Set task |
Return each line containing "Rebuild".

BEGIN Input

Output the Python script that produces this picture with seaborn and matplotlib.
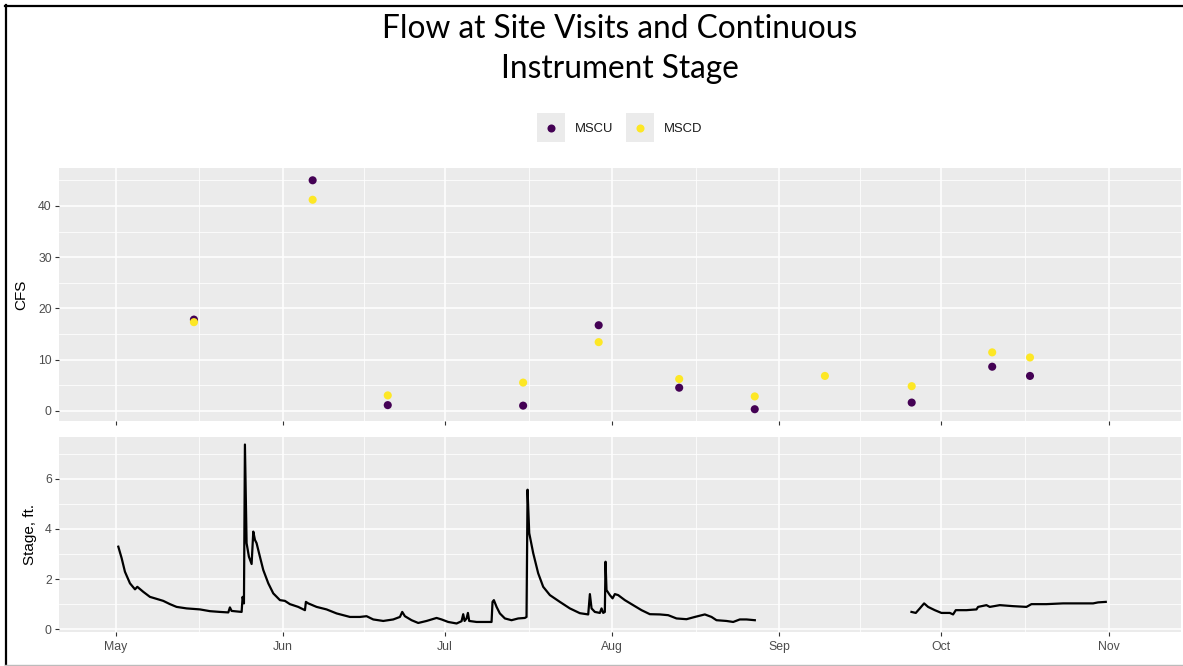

END Input
BEGIN Input

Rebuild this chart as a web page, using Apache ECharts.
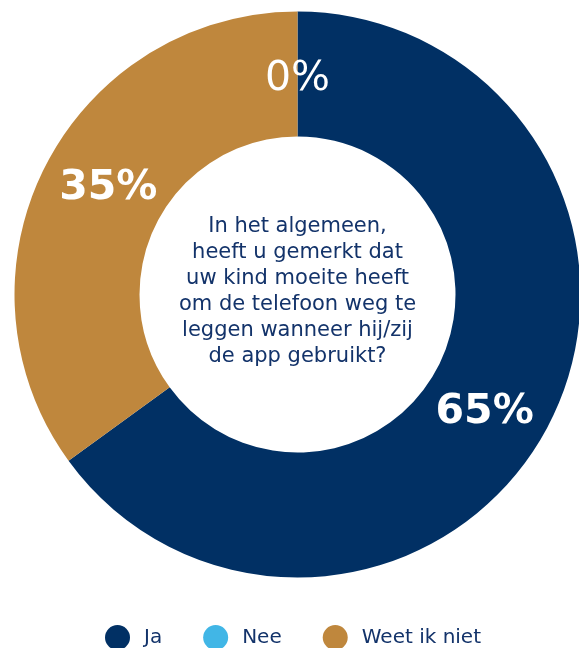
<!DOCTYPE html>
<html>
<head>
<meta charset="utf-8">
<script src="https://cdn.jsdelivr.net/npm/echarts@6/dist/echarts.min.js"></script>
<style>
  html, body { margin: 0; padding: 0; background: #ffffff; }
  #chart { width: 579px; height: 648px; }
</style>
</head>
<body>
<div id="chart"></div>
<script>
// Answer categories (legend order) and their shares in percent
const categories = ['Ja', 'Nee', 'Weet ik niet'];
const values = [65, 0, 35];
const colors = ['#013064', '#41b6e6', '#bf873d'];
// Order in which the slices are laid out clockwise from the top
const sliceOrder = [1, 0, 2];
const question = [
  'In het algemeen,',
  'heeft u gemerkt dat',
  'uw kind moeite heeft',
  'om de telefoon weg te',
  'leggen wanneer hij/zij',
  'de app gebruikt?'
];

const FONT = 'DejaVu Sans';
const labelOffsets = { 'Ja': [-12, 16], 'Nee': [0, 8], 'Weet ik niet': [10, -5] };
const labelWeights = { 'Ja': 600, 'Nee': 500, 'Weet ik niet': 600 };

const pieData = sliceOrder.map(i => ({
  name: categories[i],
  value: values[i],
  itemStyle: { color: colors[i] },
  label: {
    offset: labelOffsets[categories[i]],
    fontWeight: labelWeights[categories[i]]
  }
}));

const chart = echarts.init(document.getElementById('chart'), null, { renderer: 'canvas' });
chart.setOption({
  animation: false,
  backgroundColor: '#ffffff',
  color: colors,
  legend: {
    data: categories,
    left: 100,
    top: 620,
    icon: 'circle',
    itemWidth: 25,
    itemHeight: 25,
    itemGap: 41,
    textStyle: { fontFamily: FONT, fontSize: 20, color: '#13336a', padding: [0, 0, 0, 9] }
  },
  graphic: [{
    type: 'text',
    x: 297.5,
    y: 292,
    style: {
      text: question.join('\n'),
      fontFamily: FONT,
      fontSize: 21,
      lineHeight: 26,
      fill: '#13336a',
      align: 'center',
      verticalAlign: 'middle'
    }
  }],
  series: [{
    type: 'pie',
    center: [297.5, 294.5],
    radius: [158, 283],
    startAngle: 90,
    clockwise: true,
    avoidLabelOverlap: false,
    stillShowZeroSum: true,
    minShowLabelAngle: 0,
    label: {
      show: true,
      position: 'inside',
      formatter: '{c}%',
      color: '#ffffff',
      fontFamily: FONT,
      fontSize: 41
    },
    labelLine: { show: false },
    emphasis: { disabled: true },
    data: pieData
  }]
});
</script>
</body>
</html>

END Input
BEGIN Input

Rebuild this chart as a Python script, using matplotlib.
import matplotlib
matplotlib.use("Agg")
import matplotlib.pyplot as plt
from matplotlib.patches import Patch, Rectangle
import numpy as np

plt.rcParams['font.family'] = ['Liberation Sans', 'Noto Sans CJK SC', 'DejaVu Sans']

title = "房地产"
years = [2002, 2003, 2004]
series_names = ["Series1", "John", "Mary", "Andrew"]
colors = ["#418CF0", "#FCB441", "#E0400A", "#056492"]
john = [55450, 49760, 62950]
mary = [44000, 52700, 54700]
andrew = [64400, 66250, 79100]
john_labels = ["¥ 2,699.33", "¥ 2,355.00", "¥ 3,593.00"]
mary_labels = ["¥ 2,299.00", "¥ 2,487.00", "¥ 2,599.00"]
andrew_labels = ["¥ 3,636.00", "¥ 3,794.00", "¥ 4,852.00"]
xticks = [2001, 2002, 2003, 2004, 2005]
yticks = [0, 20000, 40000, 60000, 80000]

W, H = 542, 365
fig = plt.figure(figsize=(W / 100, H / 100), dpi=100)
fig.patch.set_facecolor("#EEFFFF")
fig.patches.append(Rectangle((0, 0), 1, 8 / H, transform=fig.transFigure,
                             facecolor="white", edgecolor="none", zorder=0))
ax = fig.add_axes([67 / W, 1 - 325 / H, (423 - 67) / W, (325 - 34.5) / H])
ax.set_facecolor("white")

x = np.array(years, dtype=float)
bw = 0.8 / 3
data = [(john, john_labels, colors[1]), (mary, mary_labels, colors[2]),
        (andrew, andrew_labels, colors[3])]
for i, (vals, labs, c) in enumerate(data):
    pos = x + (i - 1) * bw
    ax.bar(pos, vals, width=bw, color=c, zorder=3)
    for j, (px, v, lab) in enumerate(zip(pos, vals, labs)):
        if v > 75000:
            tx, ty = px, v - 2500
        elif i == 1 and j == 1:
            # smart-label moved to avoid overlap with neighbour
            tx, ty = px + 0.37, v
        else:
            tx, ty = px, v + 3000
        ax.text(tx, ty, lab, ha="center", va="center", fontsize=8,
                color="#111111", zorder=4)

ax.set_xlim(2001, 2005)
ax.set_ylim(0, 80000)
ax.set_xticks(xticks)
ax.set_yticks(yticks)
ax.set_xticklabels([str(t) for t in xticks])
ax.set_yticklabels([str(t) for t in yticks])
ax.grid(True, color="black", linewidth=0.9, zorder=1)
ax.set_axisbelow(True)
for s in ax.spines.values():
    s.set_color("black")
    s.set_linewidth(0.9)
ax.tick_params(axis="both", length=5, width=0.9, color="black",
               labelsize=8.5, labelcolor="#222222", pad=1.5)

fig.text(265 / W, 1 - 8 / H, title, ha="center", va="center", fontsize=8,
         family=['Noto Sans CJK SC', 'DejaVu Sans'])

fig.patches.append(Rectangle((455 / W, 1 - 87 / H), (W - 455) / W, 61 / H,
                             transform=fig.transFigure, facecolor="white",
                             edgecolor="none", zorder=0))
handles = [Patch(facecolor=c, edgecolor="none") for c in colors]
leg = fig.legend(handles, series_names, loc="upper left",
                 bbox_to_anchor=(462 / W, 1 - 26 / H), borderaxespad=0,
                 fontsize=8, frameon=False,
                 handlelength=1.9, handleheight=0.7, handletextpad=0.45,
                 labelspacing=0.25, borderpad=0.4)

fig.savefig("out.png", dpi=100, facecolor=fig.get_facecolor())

END Input

Solution for this task |
Rebuild this chart as a web page, using Apache ECharts.
Rebuild this chart as a Python script, using matplotlib.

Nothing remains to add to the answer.